What the task asks: Give back each entry unchanged, minus pictures.

Record excerpts:
☆ ☆ ☆
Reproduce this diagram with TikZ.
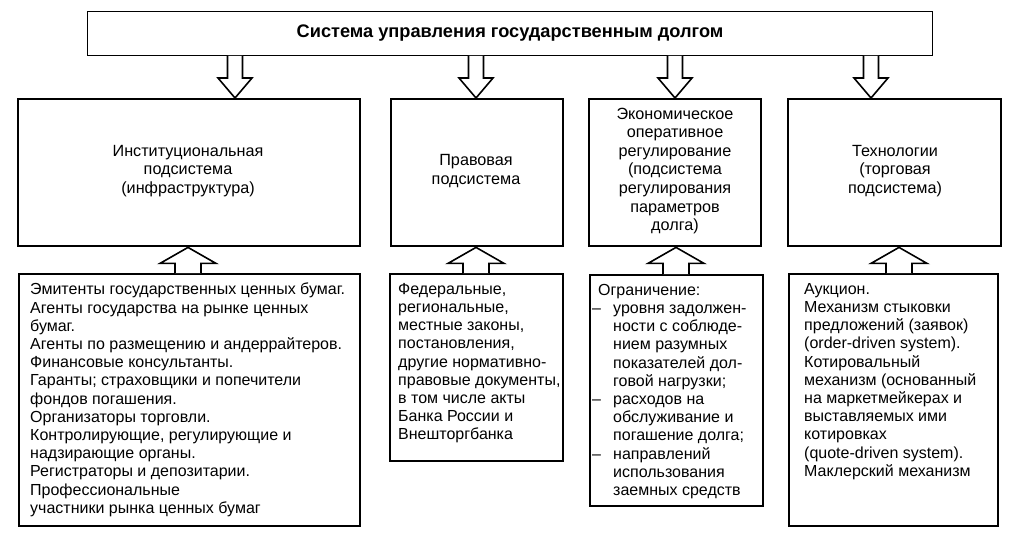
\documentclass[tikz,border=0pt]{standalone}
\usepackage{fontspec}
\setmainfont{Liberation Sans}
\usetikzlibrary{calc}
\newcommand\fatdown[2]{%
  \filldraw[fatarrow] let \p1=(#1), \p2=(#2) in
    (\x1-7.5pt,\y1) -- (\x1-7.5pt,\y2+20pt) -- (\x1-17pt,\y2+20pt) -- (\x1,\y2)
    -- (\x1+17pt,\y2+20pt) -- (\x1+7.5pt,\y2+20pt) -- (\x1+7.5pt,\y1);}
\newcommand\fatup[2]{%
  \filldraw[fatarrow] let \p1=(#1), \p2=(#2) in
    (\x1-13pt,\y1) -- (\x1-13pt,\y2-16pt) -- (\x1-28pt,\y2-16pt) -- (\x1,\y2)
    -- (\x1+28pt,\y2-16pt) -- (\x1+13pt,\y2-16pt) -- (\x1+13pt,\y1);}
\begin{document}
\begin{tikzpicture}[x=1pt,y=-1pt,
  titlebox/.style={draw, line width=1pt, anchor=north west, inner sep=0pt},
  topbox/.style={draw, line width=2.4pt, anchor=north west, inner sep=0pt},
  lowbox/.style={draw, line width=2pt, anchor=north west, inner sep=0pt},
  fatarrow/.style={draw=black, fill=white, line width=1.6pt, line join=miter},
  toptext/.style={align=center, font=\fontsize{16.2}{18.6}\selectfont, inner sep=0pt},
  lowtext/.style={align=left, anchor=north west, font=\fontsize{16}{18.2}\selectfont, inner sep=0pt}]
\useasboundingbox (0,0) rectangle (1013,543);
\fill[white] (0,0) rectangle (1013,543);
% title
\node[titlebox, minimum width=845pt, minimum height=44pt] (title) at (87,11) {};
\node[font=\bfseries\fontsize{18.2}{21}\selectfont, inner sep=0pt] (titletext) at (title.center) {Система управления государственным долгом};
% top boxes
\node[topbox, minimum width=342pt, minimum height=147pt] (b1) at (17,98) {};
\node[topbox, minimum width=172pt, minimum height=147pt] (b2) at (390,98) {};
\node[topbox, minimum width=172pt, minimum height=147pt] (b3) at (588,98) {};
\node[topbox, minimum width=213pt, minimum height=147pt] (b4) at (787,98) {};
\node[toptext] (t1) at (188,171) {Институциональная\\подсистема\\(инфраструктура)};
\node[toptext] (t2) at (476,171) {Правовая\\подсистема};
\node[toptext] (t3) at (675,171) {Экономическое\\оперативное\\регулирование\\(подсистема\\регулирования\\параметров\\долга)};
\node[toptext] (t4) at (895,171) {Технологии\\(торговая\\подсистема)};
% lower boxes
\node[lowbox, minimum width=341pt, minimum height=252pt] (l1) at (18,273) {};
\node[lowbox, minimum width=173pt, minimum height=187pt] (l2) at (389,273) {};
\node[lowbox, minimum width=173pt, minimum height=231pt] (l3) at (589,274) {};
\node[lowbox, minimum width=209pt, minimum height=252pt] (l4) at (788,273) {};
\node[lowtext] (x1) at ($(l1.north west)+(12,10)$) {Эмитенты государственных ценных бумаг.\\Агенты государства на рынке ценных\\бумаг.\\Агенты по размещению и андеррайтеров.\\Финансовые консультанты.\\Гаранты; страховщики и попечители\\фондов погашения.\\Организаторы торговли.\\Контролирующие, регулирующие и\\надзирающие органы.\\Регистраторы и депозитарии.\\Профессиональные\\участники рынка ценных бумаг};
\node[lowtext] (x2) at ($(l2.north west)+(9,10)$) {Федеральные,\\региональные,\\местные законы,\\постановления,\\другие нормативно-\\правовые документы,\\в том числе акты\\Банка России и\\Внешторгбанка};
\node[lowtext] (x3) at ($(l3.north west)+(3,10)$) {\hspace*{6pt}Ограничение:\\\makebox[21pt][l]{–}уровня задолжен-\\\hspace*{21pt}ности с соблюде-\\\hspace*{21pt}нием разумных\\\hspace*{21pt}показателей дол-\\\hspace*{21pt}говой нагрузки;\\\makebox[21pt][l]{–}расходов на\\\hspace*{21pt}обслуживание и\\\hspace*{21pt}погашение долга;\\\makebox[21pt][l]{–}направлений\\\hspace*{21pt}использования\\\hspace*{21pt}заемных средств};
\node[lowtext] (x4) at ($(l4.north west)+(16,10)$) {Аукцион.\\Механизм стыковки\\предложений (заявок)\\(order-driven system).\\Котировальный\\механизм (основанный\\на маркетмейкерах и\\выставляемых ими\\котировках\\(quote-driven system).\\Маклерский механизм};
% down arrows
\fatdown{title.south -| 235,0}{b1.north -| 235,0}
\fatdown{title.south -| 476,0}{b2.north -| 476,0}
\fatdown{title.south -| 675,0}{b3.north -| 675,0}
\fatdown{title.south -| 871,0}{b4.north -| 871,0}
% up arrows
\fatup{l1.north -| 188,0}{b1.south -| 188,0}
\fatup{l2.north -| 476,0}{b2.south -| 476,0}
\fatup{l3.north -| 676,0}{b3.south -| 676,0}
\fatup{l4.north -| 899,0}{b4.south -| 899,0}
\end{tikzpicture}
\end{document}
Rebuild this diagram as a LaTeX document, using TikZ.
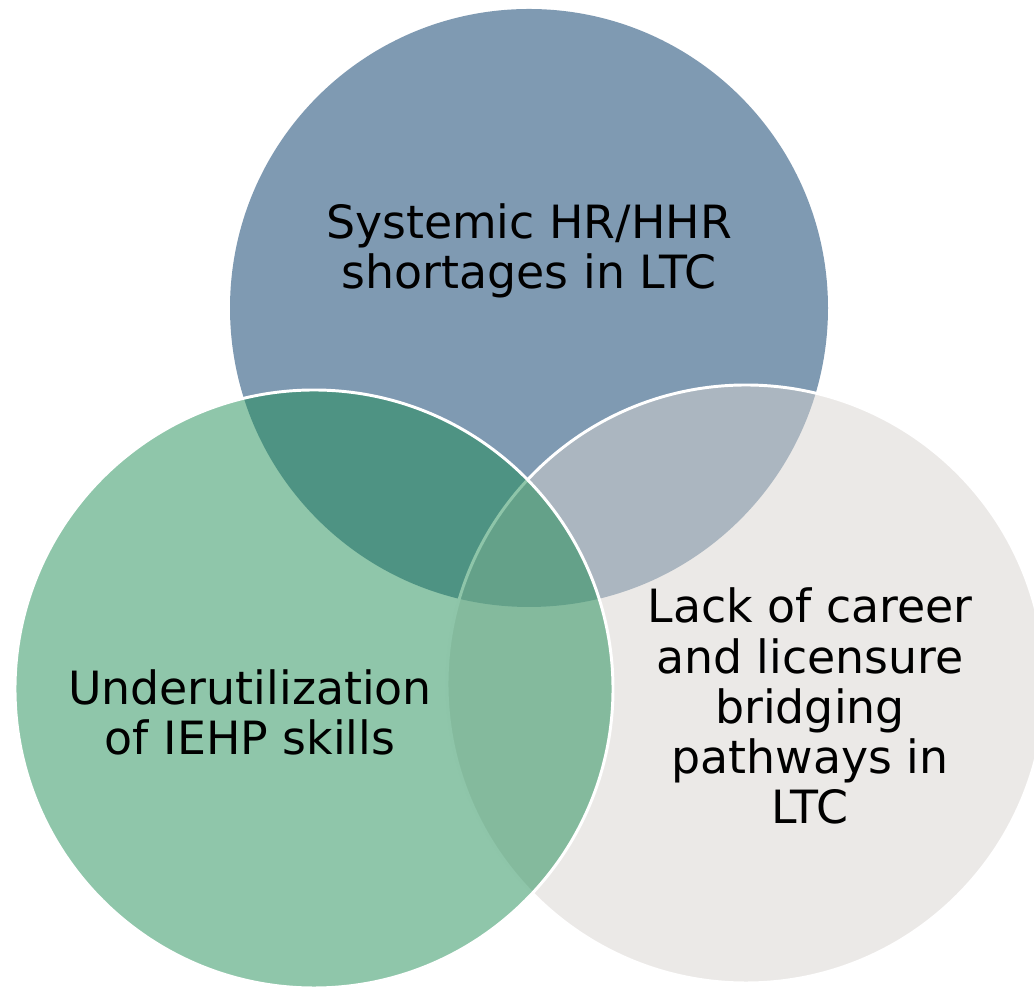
☆ ☆ ☆
Completed task:
Reproduce this diagram with TikZ.
\documentclass[tikz,border=0pt]{standalone}
\usepackage{fontspec}
\setmainfont{Liberation Sans}
\usetikzlibrary{calc}
\newcommand\fatdown[2]{%
  \filldraw[fatarrow] let \p1=(#1), \p2=(#2) in
    (\x1-7.5pt,\y1) -- (\x1-7.5pt,\y2+20pt) -- (\x1-17pt,\y2+20pt) -- (\x1,\y2)
    -- (\x1+17pt,\y2+20pt) -- (\x1+7.5pt,\y2+20pt) -- (\x1+7.5pt,\y1);}
\newcommand\fatup[2]{%
  \filldraw[fatarrow] let \p1=(#1), \p2=(#2) in
    (\x1-13pt,\y1) -- (\x1-13pt,\y2-16pt) -- (\x1-28pt,\y2-16pt) -- (\x1,\y2)
    -- (\x1+28pt,\y2-16pt) -- (\x1+13pt,\y2-16pt) -- (\x1+13pt,\y1);}
\begin{document}
\begin{tikzpicture}[x=1pt,y=-1pt,
  titlebox/.style={draw, line width=1pt, anchor=north west, inner sep=0pt},
  topbox/.style={draw, line width=2.4pt, anchor=north west, inner sep=0pt},
  lowbox/.style={draw, line width=2pt, anchor=north west, inner sep=0pt},
  fatarrow/.style={draw=black, fill=white, line width=1.6pt, line join=miter},
  toptext/.style={align=center, font=\fontsize{16.2}{18.6}\selectfont, inner sep=0pt},
  lowtext/.style={align=left, anchor=north west, font=\fontsize{16}{18.2}\selectfont, inner sep=0pt}]
\useasboundingbox (0,0) rectangle (1013,543);
\fill[white] (0,0) rectangle (1013,543);
% title
\node[titlebox, minimum width=845pt, minimum height=44pt] (title) at (87,11) {};
\node[font=\bfseries\fontsize{18.2}{21}\selectfont, inner sep=0pt] (titletext) at (title.center) {Система управления государственным долгом};
% top boxes
\node[topbox, minimum width=342pt, minimum height=147pt] (b1) at (17,98) {};
\node[topbox, minimum width=172pt, minimum height=147pt] (b2) at (390,98) {};
\node[topbox, minimum width=172pt, minimum height=147pt] (b3) at (588,98) {};
\node[topbox, minimum width=213pt, minimum height=147pt] (b4) at (787,98) {};
\node[toptext] (t1) at (188,171) {Институциональная\\подсистема\\(инфраструктура)};
\node[toptext] (t2) at (476,171) {Правовая\\подсистема};
\node[toptext] (t3) at (675,171) {Экономическое\\оперативное\\регулирование\\(подсистема\\регулирования\\параметров\\долга)};
\node[toptext] (t4) at (895,171) {Технологии\\(торговая\\подсистема)};
% lower boxes
\node[lowbox, minimum width=341pt, minimum height=252pt] (l1) at (18,273) {};
\node[lowbox, minimum width=173pt, minimum height=187pt] (l2) at (389,273) {};
\node[lowbox, minimum width=173pt, minimum height=231pt] (l3) at (589,274) {};
\node[lowbox, minimum width=209pt, minimum height=252pt] (l4) at (788,273) {};
\node[lowtext] (x1) at ($(l1.north west)+(12,10)$) {Эмитенты государственных ценных бумаг.\\Агенты государства на рынке ценных\\бумаг.\\Агенты по размещению и андеррайтеров.\\Финансовые консультанты.\\Гаранты; страховщики и попечители\\фондов погашения.\\Организаторы торговли.\\Контролирующие, регулирующие и\\надзирающие органы.\\Регистраторы и депозитарии.\\Профессиональные\\участники рынка ценных бумаг};
\node[lowtext] (x2) at ($(l2.north west)+(9,10)$) {Федеральные,\\региональные,\\местные законы,\\постановления,\\другие нормативно-\\правовые документы,\\в том числе акты\\Банка России и\\Внешторгбанка};
\node[lowtext] (x3) at ($(l3.north west)+(3,10)$) {\hspace*{6pt}Ограничение:\\\makebox[21pt][l]{–}уровня задолжен-\\\hspace*{21pt}ности с соблюде-\\\hspace*{21pt}нием разумных\\\hspace*{21pt}показателей дол-\\\hspace*{21pt}говой нагрузки;\\\makebox[21pt][l]{–}расходов на\\\hspace*{21pt}обслуживание и\\\hspace*{21pt}погашение долга;\\\makebox[21pt][l]{–}направлений\\\hspace*{21pt}использования\\\hspace*{21pt}заемных средств};
\node[lowtext] (x4) at ($(l4.north west)+(16,10)$) {Аукцион.\\Механизм стыковки\\предложений (заявок)\\(order-driven system).\\Котировальный\\механизм (основанный\\на маркетмейкерах и\\выставляемых ими\\котировках\\(quote-driven system).\\Маклерский механизм};
% down arrows
\fatdown{title.south -| 235,0}{b1.north -| 235,0}
\fatdown{title.south -| 476,0}{b2.north -| 476,0}
\fatdown{title.south -| 675,0}{b3.north -| 675,0}
\fatdown{title.south -| 871,0}{b4.north -| 871,0}
% up arrows
\fatup{l1.north -| 188,0}{b1.south -| 188,0}
\fatup{l2.north -| 476,0}{b2.south -| 476,0}
\fatup{l3.north -| 676,0}{b3.south -| 676,0}
\fatup{l4.north -| 899,0}{b4.south -| 899,0}
\end{tikzpicture}
\end{document}
Rebuild this diagram as a LaTeX document, using TikZ.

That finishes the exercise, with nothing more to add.